The Alexander von Humboldt Foundation makes up to 100 awards each year to honor internationally leading scholars from all disciplines for their work. Although the award does not come with specific responsibilities, Sanft said, “I will be an active member of the intellectual community at the University of Munich’s Institute of Sinology.”
“While I value and enjoy teaching, the focused time for research that the award will provide will help me finish off my book well and get some time to concentrate on my new project,” he said.
He received the foundation’s Carl Friedrich von Siemens Research Award, with a prize of 85,000 euros. “This award has been granted to you in recognition of your outstanding accomplishments in research and teaching to date,” the notification letter said.

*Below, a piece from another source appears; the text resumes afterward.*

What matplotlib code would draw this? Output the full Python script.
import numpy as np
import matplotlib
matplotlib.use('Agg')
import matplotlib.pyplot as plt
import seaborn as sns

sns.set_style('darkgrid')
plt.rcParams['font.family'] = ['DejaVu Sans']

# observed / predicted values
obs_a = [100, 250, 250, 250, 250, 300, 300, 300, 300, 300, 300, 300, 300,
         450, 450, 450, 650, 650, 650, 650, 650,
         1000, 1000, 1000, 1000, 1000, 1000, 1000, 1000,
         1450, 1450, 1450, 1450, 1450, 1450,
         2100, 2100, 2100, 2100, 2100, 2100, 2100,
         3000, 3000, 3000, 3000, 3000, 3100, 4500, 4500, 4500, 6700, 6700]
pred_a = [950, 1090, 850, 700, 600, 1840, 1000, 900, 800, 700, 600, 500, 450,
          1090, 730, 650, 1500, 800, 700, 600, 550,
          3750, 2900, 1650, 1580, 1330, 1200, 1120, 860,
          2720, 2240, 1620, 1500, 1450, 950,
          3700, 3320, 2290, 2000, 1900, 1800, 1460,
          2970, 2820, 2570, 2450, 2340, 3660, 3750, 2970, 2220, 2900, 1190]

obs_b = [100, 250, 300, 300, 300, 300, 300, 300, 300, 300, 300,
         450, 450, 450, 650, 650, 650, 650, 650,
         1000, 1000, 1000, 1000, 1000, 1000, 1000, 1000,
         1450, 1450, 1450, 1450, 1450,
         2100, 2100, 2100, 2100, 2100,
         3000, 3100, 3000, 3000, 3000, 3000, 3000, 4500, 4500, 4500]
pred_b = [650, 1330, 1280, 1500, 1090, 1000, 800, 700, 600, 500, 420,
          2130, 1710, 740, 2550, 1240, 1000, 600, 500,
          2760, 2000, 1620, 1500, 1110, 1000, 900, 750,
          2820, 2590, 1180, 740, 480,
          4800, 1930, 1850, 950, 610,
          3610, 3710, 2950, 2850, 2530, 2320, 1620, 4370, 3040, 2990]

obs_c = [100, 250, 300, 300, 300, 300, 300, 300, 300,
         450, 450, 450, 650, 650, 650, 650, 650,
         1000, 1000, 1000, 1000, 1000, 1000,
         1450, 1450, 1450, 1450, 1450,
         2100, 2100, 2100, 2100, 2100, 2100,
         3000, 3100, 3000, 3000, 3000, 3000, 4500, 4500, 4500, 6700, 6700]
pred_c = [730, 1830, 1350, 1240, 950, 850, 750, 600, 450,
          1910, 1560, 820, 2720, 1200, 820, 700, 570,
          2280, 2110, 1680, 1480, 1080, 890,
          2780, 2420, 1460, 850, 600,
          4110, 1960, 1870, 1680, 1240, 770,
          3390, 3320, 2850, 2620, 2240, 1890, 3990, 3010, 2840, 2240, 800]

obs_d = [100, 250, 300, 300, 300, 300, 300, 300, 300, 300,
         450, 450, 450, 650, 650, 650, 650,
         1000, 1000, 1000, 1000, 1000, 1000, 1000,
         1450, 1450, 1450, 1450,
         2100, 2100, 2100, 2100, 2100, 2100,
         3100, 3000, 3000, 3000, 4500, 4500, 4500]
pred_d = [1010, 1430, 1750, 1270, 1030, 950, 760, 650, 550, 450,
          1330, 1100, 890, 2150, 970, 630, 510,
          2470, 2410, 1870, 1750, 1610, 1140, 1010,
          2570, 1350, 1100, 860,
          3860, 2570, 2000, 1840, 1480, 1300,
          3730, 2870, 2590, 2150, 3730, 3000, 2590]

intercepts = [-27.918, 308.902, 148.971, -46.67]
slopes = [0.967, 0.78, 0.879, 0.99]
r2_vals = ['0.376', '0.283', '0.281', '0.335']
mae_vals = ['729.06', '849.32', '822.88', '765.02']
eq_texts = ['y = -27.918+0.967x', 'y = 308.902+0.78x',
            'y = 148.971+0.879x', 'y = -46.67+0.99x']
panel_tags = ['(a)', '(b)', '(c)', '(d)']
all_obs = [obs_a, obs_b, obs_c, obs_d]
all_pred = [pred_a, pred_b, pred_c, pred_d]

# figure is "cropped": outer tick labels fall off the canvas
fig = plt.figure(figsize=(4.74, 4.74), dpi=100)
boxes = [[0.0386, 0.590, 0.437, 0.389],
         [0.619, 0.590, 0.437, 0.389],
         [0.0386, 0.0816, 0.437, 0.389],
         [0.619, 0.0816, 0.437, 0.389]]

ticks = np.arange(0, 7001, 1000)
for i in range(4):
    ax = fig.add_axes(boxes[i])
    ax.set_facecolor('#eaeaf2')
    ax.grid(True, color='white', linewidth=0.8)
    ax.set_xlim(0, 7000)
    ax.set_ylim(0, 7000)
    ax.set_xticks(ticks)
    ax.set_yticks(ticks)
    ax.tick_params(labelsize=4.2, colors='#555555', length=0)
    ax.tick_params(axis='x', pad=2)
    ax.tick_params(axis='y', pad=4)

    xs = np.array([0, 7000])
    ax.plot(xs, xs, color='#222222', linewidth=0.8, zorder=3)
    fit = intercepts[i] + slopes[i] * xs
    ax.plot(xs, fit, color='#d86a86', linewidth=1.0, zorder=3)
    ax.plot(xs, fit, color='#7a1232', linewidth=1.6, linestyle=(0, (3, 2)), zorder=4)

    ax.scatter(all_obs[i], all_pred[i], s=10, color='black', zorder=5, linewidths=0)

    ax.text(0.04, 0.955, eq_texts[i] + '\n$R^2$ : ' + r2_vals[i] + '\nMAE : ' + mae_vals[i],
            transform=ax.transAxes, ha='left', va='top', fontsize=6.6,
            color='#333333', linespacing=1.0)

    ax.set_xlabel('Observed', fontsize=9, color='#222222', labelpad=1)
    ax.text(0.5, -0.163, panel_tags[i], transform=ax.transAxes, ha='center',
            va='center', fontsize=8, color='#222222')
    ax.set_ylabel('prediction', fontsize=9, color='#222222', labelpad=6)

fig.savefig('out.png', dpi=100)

Sanft is nearing completion of his third book, on a poetic sequence from 9th century China. “The poems give a unique picture of a place called Dunhuang and its region, showing what one person thought was important and worth remembering about it,” he said. “The poet records history and lore, vistas and water scenes, temples, a remarkable tree, and more.”
Then he plans to start a comparative study of premodern Chinese and Latin manuscript cultures.

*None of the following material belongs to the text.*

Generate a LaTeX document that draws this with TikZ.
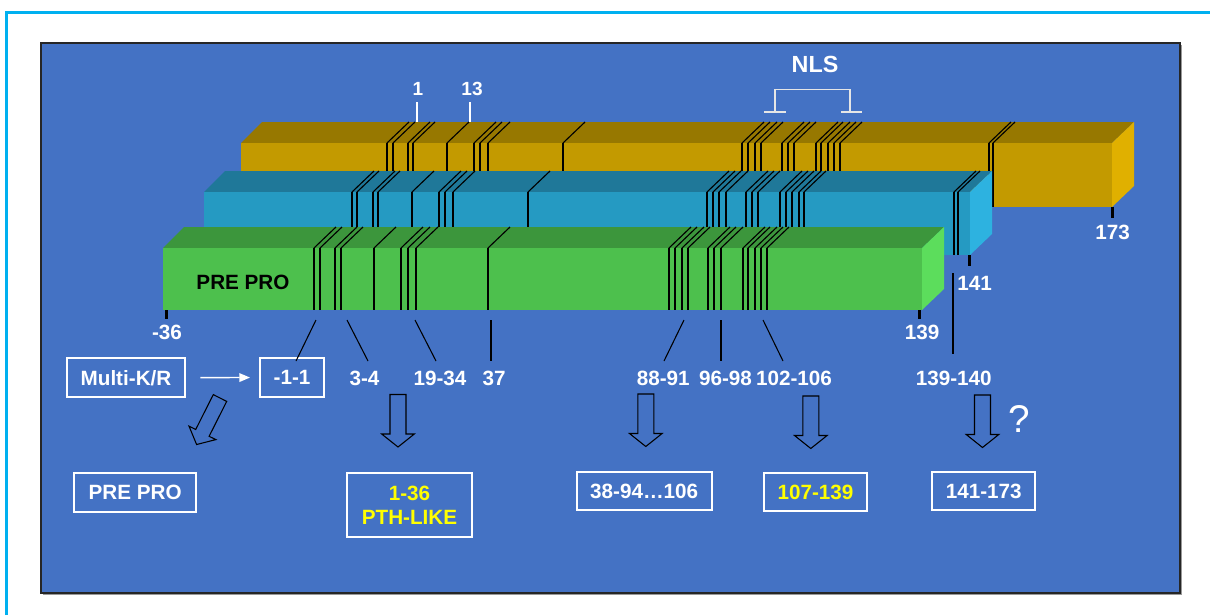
\documentclass[tikz,border=0pt]{standalone}
\usepackage{fontspec}
\setmainfont{Liberation Sans}
\usetikzlibrary{arrows.meta}
\definecolor{panel}{HTML}{4472C4}
\definecolor{frame}{HTML}{00B0F0}
\definecolor{otop}{HTML}{977800}
\definecolor{ofront}{HTML}{C39A00}
\definecolor{oside}{HTML}{E0B000}
\definecolor{btop}{HTML}{1F7899}
\definecolor{bfront}{HTML}{259AC2}
\definecolor{bside}{HTML}{2DB2E0}
\definecolor{gtop}{HTML}{3C963C}
\definecolor{gfront}{HTML}{4DC04D}
\definecolor{gside}{HTML}{5CDD5C}
\definecolor{nlsgray}{HTML}{E6E6E6}
\definecolor{hiyellow}{HTML}{FFFF00}
\newcommand\prism[5]{%
  \fill[#5top] (#1,#2) -- (#1+21,#2-21) -- (#3+22,#2-21) -- (#3,#2) -- cycle;
  \fill[#5front] (#1,#2) rectangle (#3,#4);
  \fill[#5side] (#3,#2) -- (#3+22,#2-21) -- (#3+22,#4-21) -- (#3,#4) -- cycle;
}
\newcommand\blockdown[2]{%
  \draw[blockarrow] (#1-8,#2) -- (#1+8,#2) -- (#1+8,#2+39.5) -- (#1+16.3,#2+39.5)
    -- (#1,#2+52.5) -- (#1-16.3,#2+39.5) -- (#1-8,#2+39.5) -- cycle;
}
\begin{document}
\begin{tikzpicture}[x=0.75pt,y=-0.75pt,
  stripeV/.style={black, line width=1.15pt},
  stripeD/.style={black, line width=0.85pt},
  conn/.style={black, line width=0.8pt},
  tick/.style={black, line width=2.25pt},
  lbl/.style={text=white, font=\fontsize{15.5}{18}\selectfont\bfseries, inner sep=0pt, text height=11.1pt, text depth=0pt},
  toplbl/.style={text=white, font=\fontsize{14.3}{17}\selectfont\bfseries, inner sep=0pt, text height=10.2pt, text depth=0pt},
  wbox/.style={draw=white, line width=1.4pt, inner sep=0pt},
  blockarrow/.style={draw=black, line width=0.8pt},
]
\useasboundingbox (0,0) rectangle (1210,615);
\fill[white] (0,0) rectangle (1210,615);
% outer frame
\draw[frame, line width=1.9pt] (6.5,615) -- (6.5,12.5) -- (1210,12.5);
% panel
\fill[black!40] (43,45) rectangle (1182,595);
\filldraw[fill=panel, draw=black!85, line width=0.8pt] (41,43) rectangle (1180,593);

% orange prism
\prism{241}{143}{1112}{207}{o}
\foreach \x in {387,393,408,413,447,474,480,488,563,742,748,755,761,782,788,794,816,821,828,834,840,989,993}
  {\draw[stripeV] (\x,143) -- (\x,207); \draw[stripeD] (\x,143) -- (\x+22,122);}
% blue prism
\prism{204}{192}{970}{255}{b}
\foreach \x in {352,357,373,378,412,439,445,453,528,707,713,719,726,746,752,758,780,786,792,799,804,954,958}
  {\draw[stripeV] (\x,192) -- (\x,255); \draw[stripeD] (\x,192) -- (\x+22,171);}
% green prism
\prism{163}{248}{922}{310}{g}
\foreach \x in {314,320,335,341,374,401,408,416,488,669,675,682,688,708,714,721,743,748,755,761,767}
  {\draw[stripeV] (\x,248) -- (\x,310); \draw[stripeD] (\x,248) -- (\x+22,227);}

\node[lbl, text=black] (prepro) at (243,282) {PRE PRO};

% ticks and end labels
\draw[tick] (166,310) -- (166,319);
\draw[tick] (919,310) -- (919,319);
\draw[tick] (969,255) -- (969,265.5);
\draw[tick] (1112,207) -- (1112,217.5);
\node[lbl] (lm36) at (167,332) {-36};
\node[lbl] (l139) at (922,332.5) {139};
\node[lbl] (l141) at (974.5,283.5) {141};
\node[lbl] (l173) at (1112.5,232.5) {173};

% top labels
\node[toplbl] (l1) at (418,89) {1};
\node[toplbl] (l13) at (472,89) {13};
\coordinate (t1a) at (417,102); \coordinate (t1b) at (417,122);
\coordinate (t13a) at (470,102); \coordinate (t13b) at (470,122);
\draw[white, line width=0.8pt] (t1a) -- (t1b);
\draw[white, line width=0.8pt] (t13a) -- (t13b);
\node[text=white, font=\fontsize{17.5}{20}\selectfont\bfseries, inner sep=0pt, text height=12.5pt, text depth=0pt] (nls) at (815,64) {NLS};
\coordinate (nlsL) at (775,111); \coordinate (nlsR) at (850,111);
\draw[nlsgray, line width=1pt] (nlsL) -- (775,89.3) -- (850,89.3) -- (nlsR);
\draw[nlsgray, line width=2pt] (764,112) -- (786,112);
\draw[nlsgray, line width=2pt] (841,112) -- (862,112);

% row labels
\node[lbl, wbox, minimum width=88.7pt, minimum height=29pt] (mkr) at (126,377.7) {Multi-K/R};
\node[lbl, wbox, minimum width=48pt, minimum height=29.2pt] (m11) at (292,377.5) {-1-1};
\node[lbl] (l34) at (364.5,378) {3-4};
\node[lbl] (l1934) at (440,378) {19-34};
\node[lbl] (l37) at (494,378) {37};
\node[lbl] (l8891) at (663.3,378) {88-91};
\node[lbl] (l9698) at (725.5,378) {96-98};
\node[lbl] (l102) at (794,378) {102-106};
\node[lbl] (l139140) at (953.7,378) {139-140};

\draw[white, line width=1pt, shorten <=10.7pt, shorten >=6.8pt, -{Triangle[length=8pt,width=6.5pt]}] (mkr) -- (m11);

% connectors from stripes
\coordinate (s1) at (316,320); \coordinate (e1) at (296,361);
\coordinate (s2) at (347,320); \coordinate (e2) at (368,361);
\coordinate (s3) at (415,320); \coordinate (e3) at (436,361);
\coordinate (s4) at (491,320); \coordinate (e4) at (491,361);
\coordinate (s5) at (684,320); \coordinate (e5) at (664,361);
\coordinate (s6) at (721,320); \coordinate (e6) at (721,361);
\coordinate (s7) at (763,320); \coordinate (e7) at (783,361);
\coordinate (s8) at (953,273); \coordinate (e8) at (953,354);
\foreach \i in {1,...,8} \draw[conn] (s\i) -- (e\i);

% block arrows
\draw[blockarrow] (213.3,394.6) -- (226.7,401.4) -- (209.1,436.3) -- (215.9,439.6)
  -- (196.6,444.5) -- (189.0,426.1) -- (195.7,429.5) -- cycle;
\blockdown{398}{394.5}
\blockdown{645.8}{394}
\blockdown{810.8}{396}
\blockdown{982.5}{395}
\node[text=white, font=\fontsize{29}{31}\selectfont, inner sep=0pt] (q) at (1019.4,419) {?};

% result boxes
\node[lbl, wbox, minimum width=91.3pt, minimum height=29.7pt] (bpre) at (135.2,492.5) {PRE PRO};
\node[lbl, wbox, text=hiyellow, minimum width=93.3pt, minimum height=48.5pt, align=center, text height=, text depth=] (bpth) at (409.5,505) {\fontsize{15.5}{17.5}\selectfont\bfseries 1-36\\PTH-LIKE};
\node[lbl, wbox, minimum width=101.25pt, minimum height=28.7pt] (b38) at (644.2,490.8) {38-94…106};
\node[lbl, wbox, text=hiyellow, minimum width=76.75pt, minimum height=28.7pt] (b107) at (815.5,491.8) {107-139};
\node[lbl, wbox, minimum width=77.2pt, minimum height=28.7pt] (b141) at (983.7,491.2) {141-173};
\end{tikzpicture}
\end{document}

Golden Age for Chinese History
Sanft took his first course on Chinese history as an undergraduate history major. “I was immediately drawn in and soon thereafter began to learn the Chinese language and just never stopped,” he said. “The further back in history I went, the more interesting it got. I ended up spending a long time studying classical Chinese and the sources and methods of Chinese history.”

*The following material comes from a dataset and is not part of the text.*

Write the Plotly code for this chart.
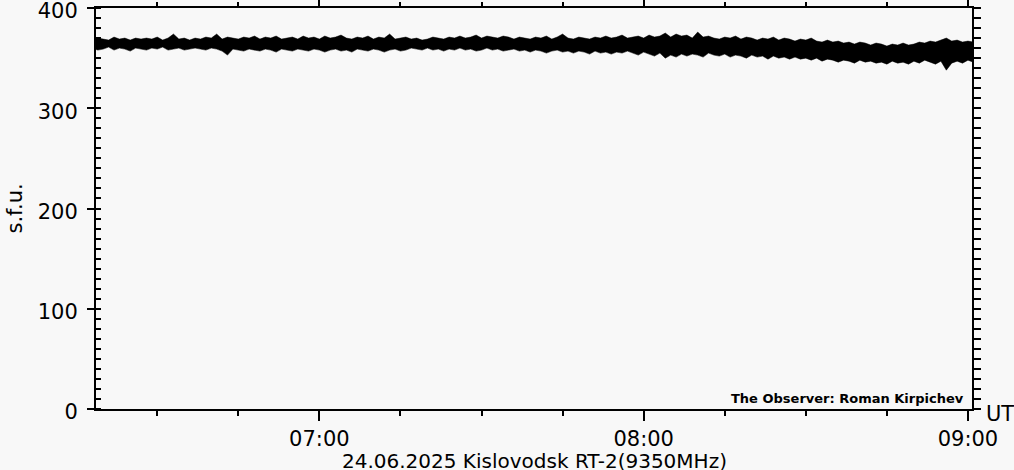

Sanft’s book Literate Community in Early Imperial China received the American Historical Association’s James Henry Breasted Prize for the best book in English on history prior to 1000 CE.
“We are living in a golden age for the study of China’s long history, and the rich transmitted textual sources, manuscripts, and archaeological results provide immense resources for considering the past in many respects,” he said. “There is endless fascination in examining the many facets of China’s past in the many ways we have to do that, and I hope to pass at least some of that fascination on to students, as well.”